Volunteers, key to Connector Program

Connector October 23, 2023

For over four years, Sharon Hughes-Geekie has volunteered as a Connector, helping Central Okanagan newcomers build professional networks. The author, speaker and owner of JumpStart Communications and Business Development became a Connector partly from her own experience.

“At WeBC, I worked with women entrepreneurs who received business counseling and mentoring. I saw the difference it made. Those businesses became successful because they had a support system. I value those people who mentored me with my businesses; answering questions or putting me in contact with resources. The Connector Program is an opportunity for me to give back,” says Sharon.

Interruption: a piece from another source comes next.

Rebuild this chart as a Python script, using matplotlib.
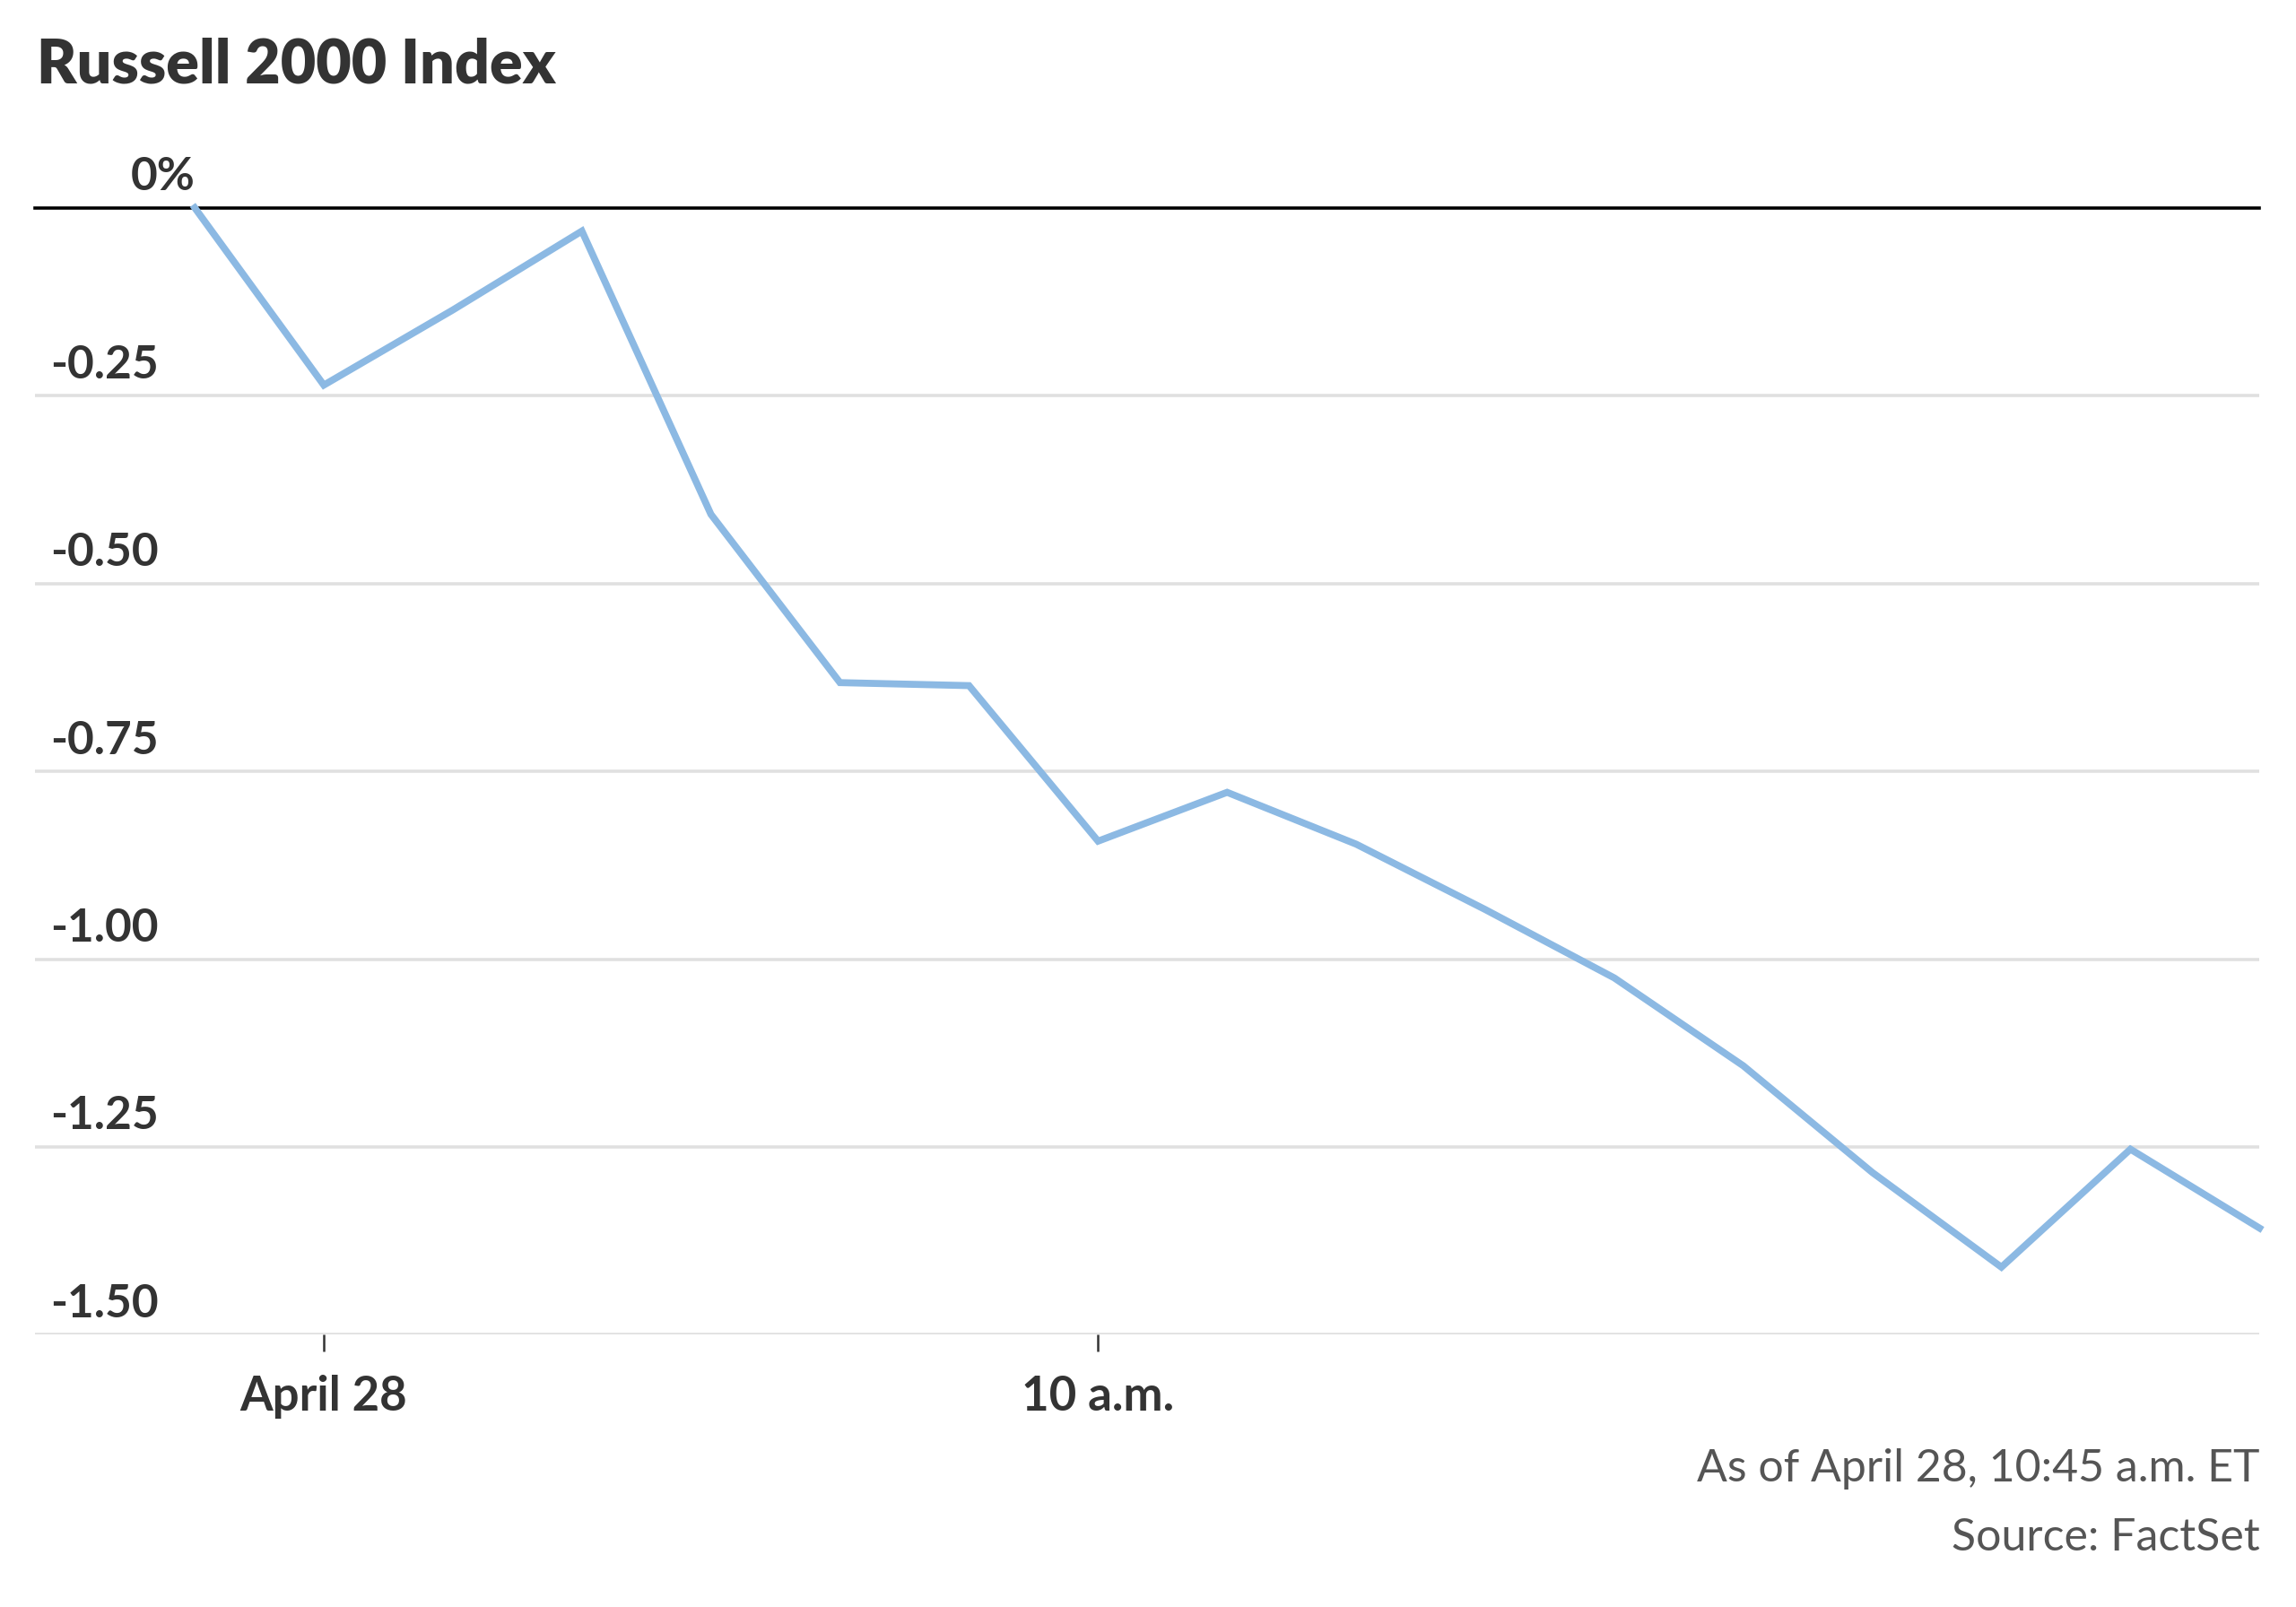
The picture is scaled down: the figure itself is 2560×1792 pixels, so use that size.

A strong believer in the importance of relationship building, she conveys this to connectees. She’s helped them strengthen resumes, suggested how to make cold calls to people they don’t know, offered warm referrals within her network, and even done mock interviews to help connectees gain more confidence.

Sharon Hughes-Geekie

“Mock job interviews are useful, especially after Connectees share their resume and I know more about them. For example, they might give a short answer when perhaps a longer one, including one of their experiences or background, might be more meaningful in an interview. I’ve also responded to Connectee questions about what I think should be included on a resume.”

Sharon is one of approximately 55 Connector from a variety of sectors who enable the no-cost program to serve the region.

“I’ve met some amazing people. It’s not a lot of work. It’s enjoyable, sharing your experience with somebody else. I think it makes a difference to the Connectees and it’s a good learning experience for me too. I see the world from fresh eyes and better understand what others are going through,” she says.

That makes sense since Sharon believes effective networks are built by creating relationships.

“After I spend time talking with a connectee, really hearing their story, I can usually think of someone I can introduce them to,” she explains, adding that true networking is about finding people you connect with and then fostering the relationship to keep it going.

“Sometimes I’ll say, ‘Oh, I read this article I thought you might be interested in’ or ‘I’m going in your area, do you want to have coffee?’ If you’re an effective listener, you will remember they had something coming up, or whatever, and you can follow up to see how it went,” she comments.

She’s even offered advice when asked something as simple as what to wear for an interview.

“As a perspective employee, you’ve got to be able to ask those questions. What is the dress code? What are the expectations? I’ve had an on-going relationship with one Connectees. Each time she changed jobs, she contacted me. She asks, ‘What should I do about this?’ or ‘I have this dilemma. What would you do?’ It’s been nice to see her progressing through her career.”